Health & Medical Health & Medical Insurance

The Advantages of Lump Sums

    Reduce Uncertainty

    • The safety and stability of a monthly pension plan depends in part on the continued health of your company. Most plans are insured by the Pension Benefit Guaranty Corp. However, the PBGC limits the amount of its coverage. If your company should fall on hard times and end up in a bankruptcy court, you could lose a part of your monthly payment that is not covered. However, if you choose to take a lump-sum payment, you avoid this possibility entirely.

    Estate Building

    • A pension plan is supposed to continue monthly payments for as long as you live.

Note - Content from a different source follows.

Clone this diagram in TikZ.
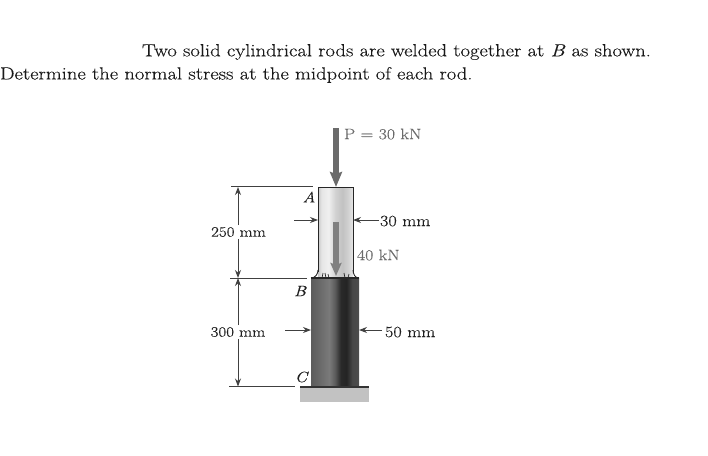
\documentclass[tikz,border=0pt]{standalone}
\usepackage{fontspec}
\setmainfont{Latin Modern Roman}[FakeStretch=1.17,FakeBold=0.25]
\usetikzlibrary{arrows.meta}
\pgfdeclarehorizontalshading{upperrod}{100bp}{
 color(0bp)=(black!22); color(25bp)=(black!22); color(30bp)=(black!10); color(40bp)=(black!6);
 color(50bp)=(black!18); color(60bp)=(black!24); color(68bp)=(black!18); color(75bp)=(black!10); color(100bp)=(black!10)}
\pgfdeclarehorizontalshading{lowerrod}{100bp}{
 color(0bp)=(black!64); color(25bp)=(black!64); color(35bp)=(black!58); color(44bp)=(black!52); color(50bp)=(black!64);
 color(56bp)=(black!84); color(62bp)=(black!86); color(68bp)=(black!72); color(75bp)=(black!70); color(100bp)=(black!70)}
\tikzset{
 every node/.style={inner sep=0pt,outer sep=0pt},
 body/.style={font=\fontsize{17.6}{20}\selectfont,text=black!90},
 dimtext/.style={font=\fontsize{14.5}{17}\selectfont,text=black!88},
 bigdim/.style={font=\fontsize{15.6}{18}\selectfont,text=black!88},
 faint/.style={font=\fontsize{15.2}{17}\selectfont,text=black!58},
 tag/.style={font=\fontsize{15}{17}\selectfont\itshape,text=black!88},
 dimline/.style={draw=black!75,line width=1pt},
 dimarrow/.style={dimline,-{Stealth[length=8pt,width=6pt]}},
 force/.style={draw=black!58,line width=5.5pt,-{Stealth[length=15pt,width=12pt,inset=2pt]}},
 innerforce/.style={draw=black!50,line width=5.5pt,-{Stealth[length=13pt,width=11pt,inset=2pt]}},
}
\begin{document}
\begin{tikzpicture}[x=1pt,y=-1pt]
\useasboundingbox (0,0) rectangle (708,455);
% statement
\node[body,anchor=west] (l1) at (142,52) {Two solid cylindrical rods are welded together at \textit{B} as shown.};
\node[body,anchor=west] (l2) at (0,75) {Determine the normal stress at the midpoint of each rod.};
% ground
\fill[black!24] (300,387) rectangle (369,402);
% rods
\shade[shading=upperrod] (318,187) rectangle (353,278);
\draw[black!85,line width=1pt] (318,272) -- (318,187) -- (353,187) -- (353,272);
\draw[black!85,line width=0.9pt] (318,270) to[out=-90,in=0] (311,278) (353,270) to[out=-90,in=180] (359,278);
\shade[shading=lowerrod] (311,278) rectangle (359,387);
\draw[black!85,line width=1.2pt] (311,278) -- (359,278);
\draw[black!85,line width=0.7pt] (322,278) -- (323,273) (326,278) -- (325,273) (329,278) -- (328,274) (345,278) -- (344,273) (348,278) -- (349,274);
\draw[black!80,line width=1.2pt] (300,387) -- (369,387);
% forces
\coordinate (ptop) at (336,128); \coordinate (pend) at (336,187);
\coordinate (itop) at (336,222); \coordinate (iend) at (336,276);
\draw[force] (ptop) -- (pend);
\draw[innerforce] (itop) -- (iend);
% extension lines
\coordinate (e1a) at (231,186.5); \coordinate (e1b) at (313,186.5);
\coordinate (e2a) at (230,278); \coordinate (e2b) at (307,278);
\coordinate (e3a) at (229,386.5); \coordinate (e3b) at (295,386.5);
\draw[dimline] (e1a) -- (e1b);
\draw[dimline] (e2a) -- (e2b);
\draw[dimline] (e3a) -- (e3b);
% labels
\node[dimtext] (d250) at (238.5,232) {250 mm};
\node[dimtext] (d300) at (238,332) {300 mm};
\node[bigdim,anchor=west] (d30) at (380,221) {30 mm};
\node[bigdim,anchor=west] (d50) at (385,332) {50 mm};
\node[faint,anchor=west] (d40) at (357,255) {40 kN};
\node[faint,anchor=west] (dP) at (344,134) {P = 30 kN};
\node[tag] (A) at (309,197) {A};
\node[tag] (B) at (300,291) {B};
\node[tag] (C) at (301,377) {C};
% vertical dimensions
\coordinate (v1) at (238,187); \coordinate (v2) at (238,278); \coordinate (v3) at (238,386.5);
\draw[dimarrow] (d250.north -| v1) ++(0,-2) -- (v1);
\draw[dimarrow] (d250.south -| v1) ++(0,2) -- (v2);
\draw[dimarrow] (d300.north -| v2) ++(0,-2) -- (v2);
\draw[dimarrow] (d300.south -| v3) ++(0,2) -- (v3);
% diameter arrows
\coordinate (u0) at (294,220); \coordinate (u1) at (318,220); \coordinate (u2) at (353,220);
\coordinate (w0) at (285,330); \coordinate (w1) at (311,330); \coordinate (w2) at (359,330); \coordinate (w3) at (382,330);
\draw[dimarrow] (u0) -- (u1);
\draw[dimarrow] (d30.west |- u2) ++(-1,0) -- (u2);
\draw[dimarrow] (w0) -- (w1);
\draw[dimarrow] (w3) -- (w2);
\end{tikzpicture}
\end{document}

However, these plans generally don’t include money that you can pass on to your heirs. Some exceptions exist, but you generally have to accept a lower monthly payment in return for bequeathing a benefit to your heirs. If you take a lump-sum payout, any money that remains when you die becomes part of the estate you leave.

    Profit Potential

    • The monthly income you get from a pension is limited. If you have experience as an investor, you might be able to get a better return by managing your own money. This is especially true because you can roll over the lump sum into a Roth IRA so that profits won’t be subject to income taxes. If you prefer to have control over your money and want the chance to make more, a lump-sum payout might be your best option.

    Considerations

    • Before you decide to take a lump-sum payout, check with a financial adviser to determine whether it is to your advantage. To start with, if your monthly payment is fully covered by the PBGC, you won’t reduce your risk by taking the cash. You also have to take into account market risk if you want to invest the payout money. The possible increase in the size of your estate is a consideration, but you should look at your other assets and assess how much difference the added funds will make.